As danced by Tamara Rojo (pictured top by Laurent Liotardo), Kahlo oscillates between doubt and flourish, with an edge of hunger. The stage fills with her own multicoloured avatars, danced by bare-chested men in vivid body paint, long skirts and scrolling headgear. Kahlo marshalls them with assurance: in one glorious moment, she doesn’t deign to swish her own booty at Rivera, but gets the Fridas to do it on her behalf. She dances with a spirit animal, the nervy, antlered deer. The Mexican skeletons that grin through every day of the dead celebration also further and frustrate her – break her wings and help her fly. It’s a fascinating staging of how ambition and imagination realise themselves.
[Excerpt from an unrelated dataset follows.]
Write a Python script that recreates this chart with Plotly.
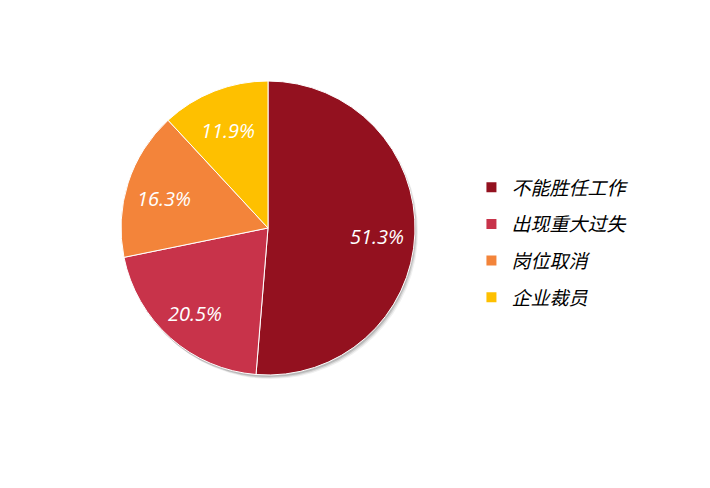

This combined frankness and sideways-ness is fascinating. Ochoa (working with theatre director Nancy Meckler) doesn’t apologise, or fetishise or victimise the artist. Just puts her to work, because the work – not the romance – is the thing.
Dressing and redressing
For Lucia di Lammermoor, love is, if not her whole existence, extremely time-consuming. Mitchell and the extraordinary soprano Diana Damrau make her isolated desperation the point of a split-stage production, which, like Broken Wings, allows a subversively sideways view. Even when Lucia doesn’t sing, her lonely, anxious experience is before us.
The split focus means the production is continuously, almost unbearably tense. Lucia prepares for an assignation even as her brother howls about vengeance. She rides her illicit chap while her room is searched. As the men chunter on, she discovers she’s pregnant, or suffers a miscarriage, or messily, lengthily kills her unwanted bridegroom. Guess what? Men asserting their rights, sometimes a whole chorus of them, is less interesting than the unspooling of a single woman’s fate. (But this redirected gaze is more interesting for men too – Ludovic Tézier makes Lucia’s brother an unconscionable bully, but also a desperately vulnerable one, his every order fringed by fear.)
Damrau spends much of the evening dressing or undressing or redressing – clambering into the approved swaddle of Victorian femininity, or daringly pulling on a man’s outfit for a secret assignation. Mitchell foregrounds the contest to get her into a wedding dress – a shotgun wedding unlike any other. Damrau daringly sends her voice out in ample assertion, or thins it to a wire, while Donizetti’s orchestration – the tremulous harp and glass harmonica – suddenly sounds as uncannily original as it must have done at the 1835 premiere.
In Mitchell’s current production of Sarah Kane’s Cleansed at the National Theatre, Michelle Terry adopts the role of the central consciousness, refracting the terror and cruelty she sees (there is torture, there is mutilation). Throughout the meat-grinder horrors, I kept my eyes on her face – holding onto something human, to her pooling concern. Lucia’s servant Alisa (Rachael Lloyd, terrific) has little to sing, but Mitchell uses her similarly – a near-constant presence to remind us that this shouldn’t be, a cowed but necessary protest in a world committed to unnecessary cruelty. Looking again, looking around.